■ Records supplied ■
____
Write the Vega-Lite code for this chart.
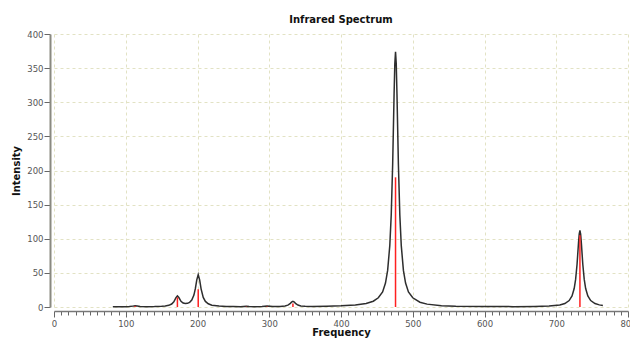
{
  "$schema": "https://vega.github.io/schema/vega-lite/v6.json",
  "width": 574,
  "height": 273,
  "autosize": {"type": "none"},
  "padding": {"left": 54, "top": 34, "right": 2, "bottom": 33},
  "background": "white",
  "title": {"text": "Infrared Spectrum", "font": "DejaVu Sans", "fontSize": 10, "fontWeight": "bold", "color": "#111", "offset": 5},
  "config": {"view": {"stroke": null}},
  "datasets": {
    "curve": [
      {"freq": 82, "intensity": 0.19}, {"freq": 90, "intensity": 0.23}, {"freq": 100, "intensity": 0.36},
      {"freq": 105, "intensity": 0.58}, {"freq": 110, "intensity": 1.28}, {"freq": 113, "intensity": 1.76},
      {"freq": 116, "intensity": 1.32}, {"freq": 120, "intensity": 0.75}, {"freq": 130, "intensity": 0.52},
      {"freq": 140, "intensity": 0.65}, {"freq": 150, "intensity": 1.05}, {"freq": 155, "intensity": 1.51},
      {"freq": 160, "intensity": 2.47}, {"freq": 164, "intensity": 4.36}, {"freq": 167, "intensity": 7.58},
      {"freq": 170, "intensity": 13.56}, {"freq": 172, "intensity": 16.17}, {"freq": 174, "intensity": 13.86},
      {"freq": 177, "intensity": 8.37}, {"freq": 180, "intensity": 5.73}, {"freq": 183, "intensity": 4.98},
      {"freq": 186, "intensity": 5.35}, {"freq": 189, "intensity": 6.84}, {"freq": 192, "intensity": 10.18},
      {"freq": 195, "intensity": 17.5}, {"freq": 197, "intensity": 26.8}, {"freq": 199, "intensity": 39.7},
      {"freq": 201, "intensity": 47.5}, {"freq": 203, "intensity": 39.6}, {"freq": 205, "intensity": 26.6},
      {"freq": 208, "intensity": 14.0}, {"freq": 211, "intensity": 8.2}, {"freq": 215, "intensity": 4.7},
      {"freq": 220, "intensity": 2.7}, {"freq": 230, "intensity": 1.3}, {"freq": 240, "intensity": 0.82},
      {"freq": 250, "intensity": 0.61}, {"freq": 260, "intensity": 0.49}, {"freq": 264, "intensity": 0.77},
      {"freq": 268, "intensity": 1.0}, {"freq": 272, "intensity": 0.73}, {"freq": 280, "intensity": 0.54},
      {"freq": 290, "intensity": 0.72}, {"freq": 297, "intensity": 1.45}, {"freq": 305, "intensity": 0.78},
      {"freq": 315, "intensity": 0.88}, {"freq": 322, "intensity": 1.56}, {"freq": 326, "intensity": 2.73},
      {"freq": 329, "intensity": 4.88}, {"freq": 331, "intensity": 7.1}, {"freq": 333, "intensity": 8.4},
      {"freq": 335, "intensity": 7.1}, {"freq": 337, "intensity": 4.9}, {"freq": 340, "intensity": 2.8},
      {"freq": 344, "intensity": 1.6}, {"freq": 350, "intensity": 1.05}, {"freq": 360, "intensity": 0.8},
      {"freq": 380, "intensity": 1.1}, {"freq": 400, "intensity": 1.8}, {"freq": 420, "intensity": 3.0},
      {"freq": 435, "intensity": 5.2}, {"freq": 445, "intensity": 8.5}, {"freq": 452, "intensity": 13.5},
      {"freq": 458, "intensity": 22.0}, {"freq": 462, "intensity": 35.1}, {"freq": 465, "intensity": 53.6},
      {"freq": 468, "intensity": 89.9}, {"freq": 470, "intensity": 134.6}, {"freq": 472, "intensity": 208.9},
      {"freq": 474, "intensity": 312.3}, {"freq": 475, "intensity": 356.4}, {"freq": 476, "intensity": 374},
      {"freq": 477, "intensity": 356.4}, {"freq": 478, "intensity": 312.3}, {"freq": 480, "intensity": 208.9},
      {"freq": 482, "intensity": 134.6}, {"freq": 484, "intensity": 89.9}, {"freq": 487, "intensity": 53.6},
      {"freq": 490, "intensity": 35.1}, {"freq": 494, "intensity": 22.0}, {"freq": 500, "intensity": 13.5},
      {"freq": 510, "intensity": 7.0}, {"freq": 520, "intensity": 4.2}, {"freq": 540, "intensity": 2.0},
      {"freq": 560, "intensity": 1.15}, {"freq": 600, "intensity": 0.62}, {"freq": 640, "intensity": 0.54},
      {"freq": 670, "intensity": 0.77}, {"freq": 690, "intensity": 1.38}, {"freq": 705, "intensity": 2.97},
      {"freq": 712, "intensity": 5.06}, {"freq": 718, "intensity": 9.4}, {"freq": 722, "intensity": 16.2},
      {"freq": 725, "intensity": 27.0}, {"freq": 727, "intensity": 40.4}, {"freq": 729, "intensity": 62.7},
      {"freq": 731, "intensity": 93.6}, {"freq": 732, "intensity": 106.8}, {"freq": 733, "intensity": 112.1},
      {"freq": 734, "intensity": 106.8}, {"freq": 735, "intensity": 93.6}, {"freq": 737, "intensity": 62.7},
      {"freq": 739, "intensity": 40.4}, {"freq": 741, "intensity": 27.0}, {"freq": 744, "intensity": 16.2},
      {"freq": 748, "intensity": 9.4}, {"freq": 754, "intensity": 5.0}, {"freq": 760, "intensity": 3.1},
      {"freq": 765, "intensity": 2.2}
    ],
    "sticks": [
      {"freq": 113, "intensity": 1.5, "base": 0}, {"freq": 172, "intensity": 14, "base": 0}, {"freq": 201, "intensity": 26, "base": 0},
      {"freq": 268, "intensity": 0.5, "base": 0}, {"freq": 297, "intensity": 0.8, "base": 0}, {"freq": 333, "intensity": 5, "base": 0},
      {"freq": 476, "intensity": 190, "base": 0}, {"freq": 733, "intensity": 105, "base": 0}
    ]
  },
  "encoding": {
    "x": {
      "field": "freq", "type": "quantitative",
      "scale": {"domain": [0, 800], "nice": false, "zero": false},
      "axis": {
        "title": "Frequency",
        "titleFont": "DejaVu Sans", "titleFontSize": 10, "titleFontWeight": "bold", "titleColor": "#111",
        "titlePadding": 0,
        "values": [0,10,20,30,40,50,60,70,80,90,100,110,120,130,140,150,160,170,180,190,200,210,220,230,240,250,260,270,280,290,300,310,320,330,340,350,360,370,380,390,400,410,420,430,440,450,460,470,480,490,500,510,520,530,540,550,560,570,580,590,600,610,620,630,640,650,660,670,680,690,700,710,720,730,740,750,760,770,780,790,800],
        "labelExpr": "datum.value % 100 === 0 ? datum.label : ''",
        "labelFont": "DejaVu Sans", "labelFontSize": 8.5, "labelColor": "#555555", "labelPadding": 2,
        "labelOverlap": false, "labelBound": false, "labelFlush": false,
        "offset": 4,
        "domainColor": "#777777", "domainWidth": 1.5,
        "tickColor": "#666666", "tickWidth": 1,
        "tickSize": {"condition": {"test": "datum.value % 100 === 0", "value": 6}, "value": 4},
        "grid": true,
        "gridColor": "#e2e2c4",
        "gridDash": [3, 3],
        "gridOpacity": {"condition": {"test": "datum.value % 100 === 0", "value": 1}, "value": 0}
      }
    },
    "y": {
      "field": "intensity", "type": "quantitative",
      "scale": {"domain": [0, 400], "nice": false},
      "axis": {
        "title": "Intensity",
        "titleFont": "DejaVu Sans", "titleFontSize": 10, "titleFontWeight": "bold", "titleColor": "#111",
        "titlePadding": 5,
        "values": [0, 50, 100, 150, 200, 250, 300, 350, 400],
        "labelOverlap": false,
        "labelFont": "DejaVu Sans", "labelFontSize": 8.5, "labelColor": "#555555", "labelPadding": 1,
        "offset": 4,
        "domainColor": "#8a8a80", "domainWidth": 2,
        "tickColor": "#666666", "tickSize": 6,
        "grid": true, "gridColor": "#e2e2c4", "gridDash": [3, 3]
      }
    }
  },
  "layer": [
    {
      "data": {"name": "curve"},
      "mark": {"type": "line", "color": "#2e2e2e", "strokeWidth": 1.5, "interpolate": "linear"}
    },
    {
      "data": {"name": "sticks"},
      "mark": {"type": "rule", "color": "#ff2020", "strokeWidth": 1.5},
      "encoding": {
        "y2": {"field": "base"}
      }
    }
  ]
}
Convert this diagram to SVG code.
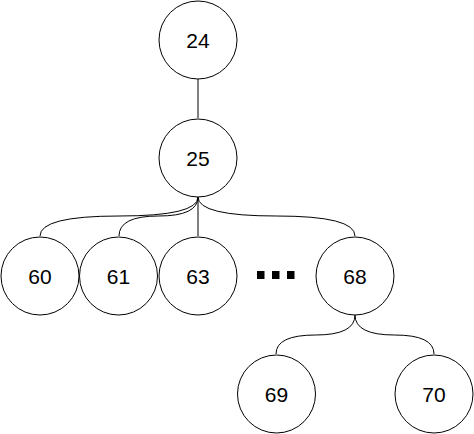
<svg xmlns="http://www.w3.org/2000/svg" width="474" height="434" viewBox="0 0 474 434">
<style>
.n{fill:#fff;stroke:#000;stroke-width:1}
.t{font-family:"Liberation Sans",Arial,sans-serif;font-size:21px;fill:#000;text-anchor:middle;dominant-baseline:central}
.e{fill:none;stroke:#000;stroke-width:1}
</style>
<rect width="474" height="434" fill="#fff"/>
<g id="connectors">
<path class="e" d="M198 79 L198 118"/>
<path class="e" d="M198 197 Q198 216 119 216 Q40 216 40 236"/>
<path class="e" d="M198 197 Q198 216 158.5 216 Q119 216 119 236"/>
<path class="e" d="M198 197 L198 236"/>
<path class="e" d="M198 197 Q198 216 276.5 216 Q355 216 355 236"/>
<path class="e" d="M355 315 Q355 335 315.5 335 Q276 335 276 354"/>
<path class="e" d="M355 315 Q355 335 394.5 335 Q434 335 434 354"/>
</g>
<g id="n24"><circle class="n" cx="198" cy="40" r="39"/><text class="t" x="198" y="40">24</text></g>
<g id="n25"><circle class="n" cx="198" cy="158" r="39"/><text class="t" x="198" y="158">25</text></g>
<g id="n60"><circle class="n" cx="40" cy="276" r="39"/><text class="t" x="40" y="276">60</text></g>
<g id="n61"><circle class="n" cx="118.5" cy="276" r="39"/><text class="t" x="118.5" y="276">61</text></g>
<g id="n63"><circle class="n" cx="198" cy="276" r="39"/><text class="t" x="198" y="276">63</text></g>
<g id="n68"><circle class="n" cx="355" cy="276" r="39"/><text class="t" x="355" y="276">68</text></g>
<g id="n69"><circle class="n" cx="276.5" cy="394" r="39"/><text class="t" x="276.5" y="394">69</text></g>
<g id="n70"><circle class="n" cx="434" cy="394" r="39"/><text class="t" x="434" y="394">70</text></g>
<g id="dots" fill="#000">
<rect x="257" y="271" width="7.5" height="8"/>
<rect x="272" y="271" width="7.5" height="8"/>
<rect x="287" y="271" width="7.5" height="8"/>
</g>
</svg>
____
■ Directive ■
The lines to be quoted run from the line containing "Convert this diagram to SVG code." through the end of the entries above, both included; quote them exactly and leave out any pictures.

■ Task output ■
Convert this diagram to SVG code.
<svg xmlns="http://www.w3.org/2000/svg" width="474" height="434" viewBox="0 0 474 434">
<style>
.n{fill:#fff;stroke:#000;stroke-width:1}
.t{font-family:"Liberation Sans",Arial,sans-serif;font-size:21px;fill:#000;text-anchor:middle;dominant-baseline:central}
.e{fill:none;stroke:#000;stroke-width:1}
</style>
<rect width="474" height="434" fill="#fff"/>
<g id="connectors">
<path class="e" d="M198 79 L198 118"/>
<path class="e" d="M198 197 Q198 216 119 216 Q40 216 40 236"/>
<path class="e" d="M198 197 Q198 216 158.5 216 Q119 216 119 236"/>
<path class="e" d="M198 197 L198 236"/>
<path class="e" d="M198 197 Q198 216 276.5 216 Q355 216 355 236"/>
<path class="e" d="M355 315 Q355 335 315.5 335 Q276 335 276 354"/>
<path class="e" d="M355 315 Q355 335 394.5 335 Q434 335 434 354"/>
</g>
<g id="n24"><circle class="n" cx="198" cy="40" r="39"/><text class="t" x="198" y="40">24</text></g>
<g id="n25"><circle class="n" cx="198" cy="158" r="39"/><text class="t" x="198" y="158">25</text></g>
<g id="n60"><circle class="n" cx="40" cy="276" r="39"/><text class="t" x="40" y="276">60</text></g>
<g id="n61"><circle class="n" cx="118.5" cy="276" r="39"/><text class="t" x="118.5" y="276">61</text></g>
<g id="n63"><circle class="n" cx="198" cy="276" r="39"/><text class="t" x="198" y="276">63</text></g>
<g id="n68"><circle class="n" cx="355" cy="276" r="39"/><text class="t" x="355" y="276">68</text></g>
<g id="n69"><circle class="n" cx="276.5" cy="394" r="39"/><text class="t" x="276.5" y="394">69</text></g>
<g id="n70"><circle class="n" cx="434" cy="394" r="39"/><text class="t" x="434" y="394">70</text></g>
<g id="dots" fill="#000">
<rect x="257" y="271" width="7.5" height="8"/>
<rect x="272" y="271" width="7.5" height="8"/>
<rect x="287" y="271" width="7.5" height="8"/>
</g>
</svg>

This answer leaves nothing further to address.